Task details =
Copy each line holding the string "that".

--

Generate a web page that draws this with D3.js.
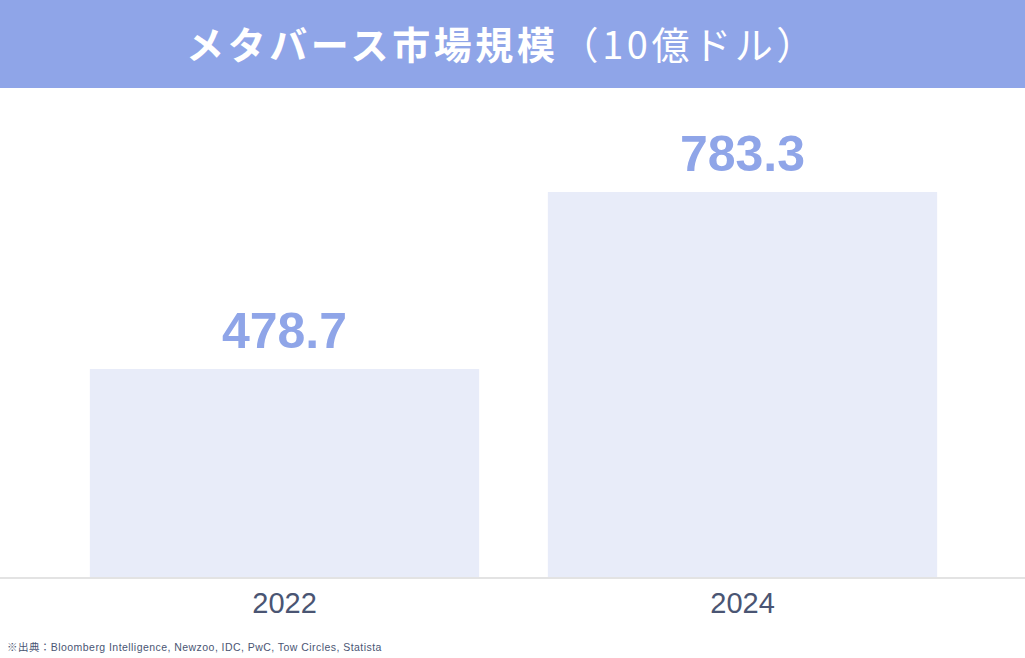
<!DOCTYPE html>
<html>
<head>
<meta charset="utf-8">
<script src="https://cdn.jsdelivr.net/npm/d3@7"></script>
<style>
  html, body { margin: 0; padding: 0; background: #fff; }
  svg { display: block; }
</style>
</head>
<body>
<div id="chart"></div>
<script>
const years = ["2022", "2024"];
const values = [478.7, 783.3];
const titleMain = "メタバース市場規模";
const titleUnit = "（10億ドル）";
const source = "※出典：Bloomberg Intelligence, Newzoo, IDC, PwC, Tow Circles, Statista";

const width = 1025;
const height = 658;
const baseY = 577;
const accent = "#8fa5e8";

const data = years.map((y, i) => ({ key: y, value: values[i] }));

const svg = d3.select("#chart")
  .append("svg")
  .attr("width", width)
  .attr("height", height);

// header band
svg.append("rect")
  .attr("x", 0).attr("y", 0)
  .attr("width", width).attr("height", 88)
  .attr("fill", accent);

const title = svg.append("text")
  .attr("x", 502)
  .attr("y", 59)
  .attr("text-anchor", "middle")
  .attr("fill", "#fff")
  .attr("font-family", "'Noto Sans CJK JP', sans-serif")
  .attr("font-size", 38)
  .attr("letter-spacing", 3.6);
title.append("tspan").attr("font-weight", 700).text(titleMain);
title.append("tspan").attr("font-weight", 400).attr("dx", 2).text(titleUnit);

const xScale = d3.scaleBand()
  .domain(years)
  .range([1, width + 1])
  .paddingInner(0.15)
  .paddingOuter(0.194);

const yScale = d3.scaleLinear()
  .domain([120.8, 850])
  .range([baseY, baseY - 0.5811 * (850 - 120.8)]);

svg.selectAll("rect.bar")
  .data(data)
  .enter()
  .append("rect")
  .attr("class", "bar")
  .attr("x", d => xScale(d.key))
  .attr("y", d => yScale(d.value))
  .attr("width", xScale.bandwidth())
  .attr("height", d => baseY - yScale(d.value))
  .attr("fill", "#e8ecf9");

svg.selectAll("text.val")
  .data(data)
  .enter()
  .append("text")
  .attr("class", "val")
  .attr("x", d => xScale(d.key) + xScale.bandwidth() / 2)
  .attr("y", d => yScale(d.value) - 21)
  .attr("text-anchor", "middle")
  .attr("fill", accent)
  .attr("font-family", "'Liberation Sans', Arial, sans-serif")
  .attr("font-weight", 700)
  .attr("font-size", 50)
  .text(d => d.value.toFixed(1));

const xAxis = d3.axisBottom(xScale).tickSize(0).tickPadding(15);
const gx = svg.append("g")
  .attr("id", "x-axis")
  .attr("transform", `translate(0, ${baseY})`)
  .call(xAxis);
gx.select(".domain")
  .attr("d", `M0,0H${width}`)
  .attr("stroke", "#e3e3e3")
  .attr("stroke-width", 2)
  .attr("transform", "translate(0,1)");
gx.selectAll("text")
  .attr("fill", "#4a5573")
  .attr("font-family", "'Liberation Sans', Arial, sans-serif")
  .attr("font-size", 29);

svg.append("text")
  .attr("x", 7)
  .attr("y", 651)
  .attr("fill", "#4a5573")
  .attr("font-family", "'Liberation Sans', 'Noto Sans CJK JP', sans-serif")
  .attr("font-size", 10.5)
  .attr("letter-spacing", 0.45)
  .text(source);
</script>
</body>
</html>
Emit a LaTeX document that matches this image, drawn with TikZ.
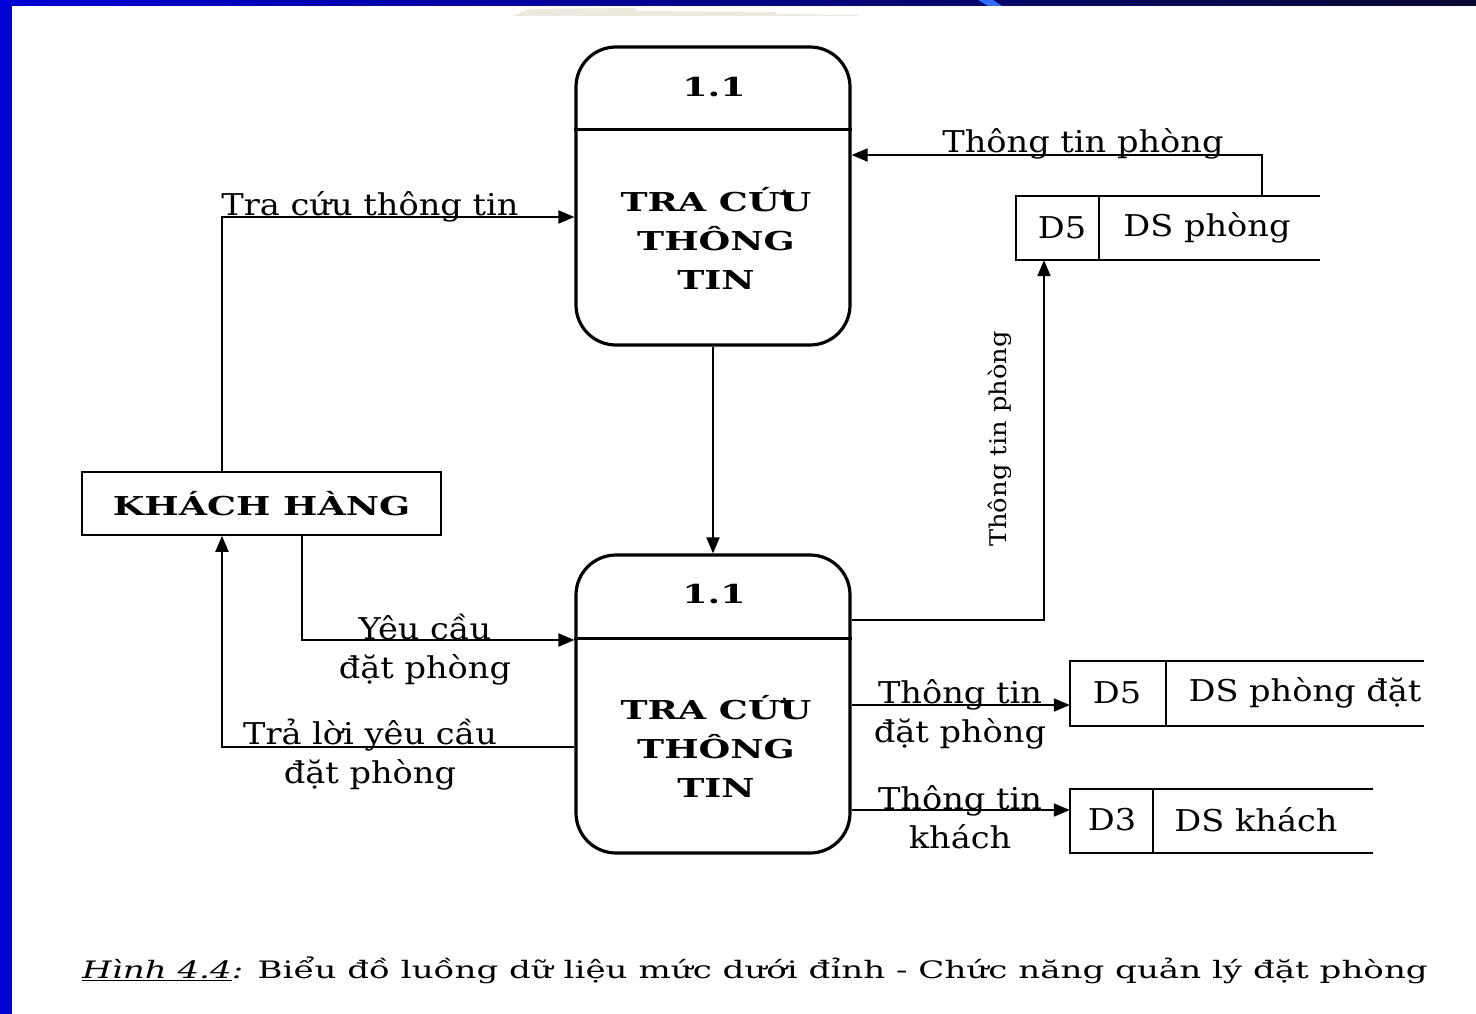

--

Correct output =
Generate a web page that draws this with D3.js.
Emit a LaTeX document that matches this image, drawn with TikZ.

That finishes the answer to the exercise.